Community benefit agreements: $5,000–$10,000/turbine/year (e.g., $2.1M/year for 210-turbine Chokecherry & Sierra Madre project in Wyoming).
Legal defense: $250,000–$1.2M per contested permit (Texas case law averages $680,000).
Setback-driven turbine spacing: Reduces site capacity by 18–35%, raising effective LCOE by $8–$22/MWh.

Compare key metrics across major markets:

Metric	U.S. Onshore	UK Offshore	Germany Onshore
Avg. Turbine Height (m)	140–160	220–260	180–200
Median Project Size (MW)	200	1,200	50
Avg. LCOE (2023, $/MWh)	24–42	78–102	65–89
Avg.

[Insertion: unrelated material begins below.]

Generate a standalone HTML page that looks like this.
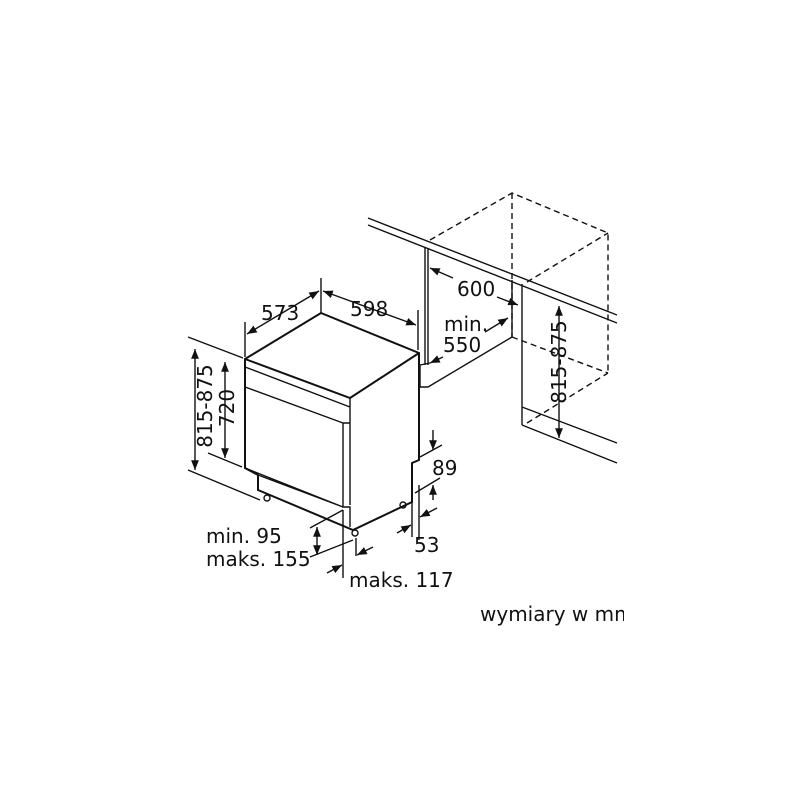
<!DOCTYPE html>
<html><head><style>body{margin:0;background:#fff}svg{display:block}text{font-family:"DejaVu Sans","Liberation Sans",sans-serif;font-size:20px;fill:#111}</style></head>
<body>
<svg width="800" height="800" viewBox="0 0 800 800" xmlns="http://www.w3.org/2000/svg">
<defs><marker id="a" viewBox="0 0 10 10" refX="10" refY="5" markerWidth="7" markerHeight="7" orient="auto-start-reverse"><path d="M0,1 L10,5 L0,9 z" fill="#111"/></marker>
<clipPath id="c"><rect x="0" y="0" width="624" height="800"/></clipPath></defs>
<g fill="none" stroke="#111" stroke-width="1.4">
<g stroke-dasharray="6,4">
<path d="M430,240 L512,193 L608,233 L608,373 M512,193 L512,337 M527,282 L608,233 M512,337 L608,373 M527,423 L608,373"/>
</g>
<path d="M368,218 L617,315 M368,225 L617,323"/>
<path d="M425,247 L425,365 M428,248 L428,365 M420,365 L420,387 L428,387 L512,337 M420,365 L430,363"/>
<path d="M512,280 L512,337 M522,284 L522,425 M522,407 L617,443 M522,425 L617,463"/>
<g stroke-width="2">
<path d="M245,359 L321,313 L419,353 L419,460 L412,463 L412,502 L353,530 L258,490 L258,475 L245,468 Z"/>
<path d="M245,359 L350,398 L419,353"/>
</g>
<path d="M245,367 L350,407 M245,387 L343,423 M350,398 L350,423 L343,423 M343,423 L343,507 L350,507 L350,527 M245,468 L343,507 M258,475 L343,507 M350,423 L350,505"/>
<circle cx="267" cy="498" r="3"/><circle cx="355" cy="533" r="3"/><circle cx="403" cy="505" r="3"/>
<path d="M245,322 L245,357 M321,278 L321,313 M418,310 L418,350"/>
<path d="M247,334 L319,291" marker-start="url(#a)" marker-end="url(#a)"/>
<path d="M323,291 L416,325" marker-start="url(#a)" marker-end="url(#a)"/>
<path d="M188,337 L243,358 M188,470 L260,500 M208,453 L242,467"/>
<path d="M195,349 L195,470" marker-start="url(#a)" marker-end="url(#a)"/>
<path d="M225,362 L225,458" marker-start="url(#a)" marker-end="url(#a)"/>
<path d="M433,430 L433,450" marker-end="url(#a)"/>
<path d="M420,457 L442,445 M415,493 L440,478"/>
<path d="M433,500 L433,485" marker-end="url(#a)"/>
<path d="M412,480 L412,537 M419,485 L419,540"/>
<path d="M397,533 L411,525" marker-end="url(#a)"/>
<path d="M437,508 L420,517" marker-end="url(#a)"/>
<path d="M310,528 L343,510 M310,557 L353,540"/>
<path d="M317,527 L317,555" marker-start="url(#a)" marker-end="url(#a)"/>
<path d="M343,510 L343,578 M356,538 L356,556"/>
<path d="M327,573 L342,565" marker-end="url(#a)"/>
<path d="M373,547 L357,555" marker-end="url(#a)"/>
<path d="M430,268 L453,278" marker-start="url(#a)"/>
<path d="M497,297 L518,305" marker-end="url(#a)"/>
<path d="M485,332 L508,318" marker-end="url(#a)"/>
<path d="M443,357 L430,363" marker-end="url(#a)"/>
<path d="M559,306 L559,438" marker-start="url(#a)" marker-end="url(#a)"/>
</g>
<text x="261" y="320">573</text>
<text x="350" y="316">598</text>
<text x="457" y="296">600</text>
<text x="444" y="331">min.</text>
<text x="443" y="352">550</text>
<text x="432" y="475">89</text>
<text x="414" y="552">53</text>
<text x="206" y="543">min. 95</text>
<text x="206" y="566">maks. 155</text>
<text x="349" y="587">maks. 117</text>
<text transform="translate(212,406) rotate(-90)" text-anchor="middle">815-875</text>
<text transform="translate(234,408) rotate(-90)" text-anchor="middle">720</text>
<text transform="translate(566,362) rotate(-90)" text-anchor="middle">815-875</text>
<g clip-path="url(#c)"><text x="480" y="621">wymiary w mm</text></g>
</svg>
</body></html>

Permitting Timeline (months)	32	78	64
% Projects Delayed by Local Opposition	41%	67%	53%

Step 6: Build Social License—Not Just Regulatory Approval

Permits get you in the door. Community trust keeps the project running. Here’s what works:

Co-ownership models: The 120-MW South Dakota Wind Energy Center offers 30% local equity stakes—resulting in zero lawsuits and 92% resident support in post-construction surveys.
Transparent impact reporting: Publish quarterly noise, shadow flicker, and wildlife monitoring data on a public dashboard (e.g., Siemens Gamesa’s Sustainability Hub).
Local hiring mandates: Require ≥65% of construction labor and 40% of O&M roles be filled by county residents—verified via payroll audits.

Avoid token gestures. “Free Wi-Fi for the town hall” won’t offset loss of viewshed. Instead, fund tangible assets: $500,000 toward school STEM labs, or $1.2M for county road repaving—tied directly to turbine commissioning dates.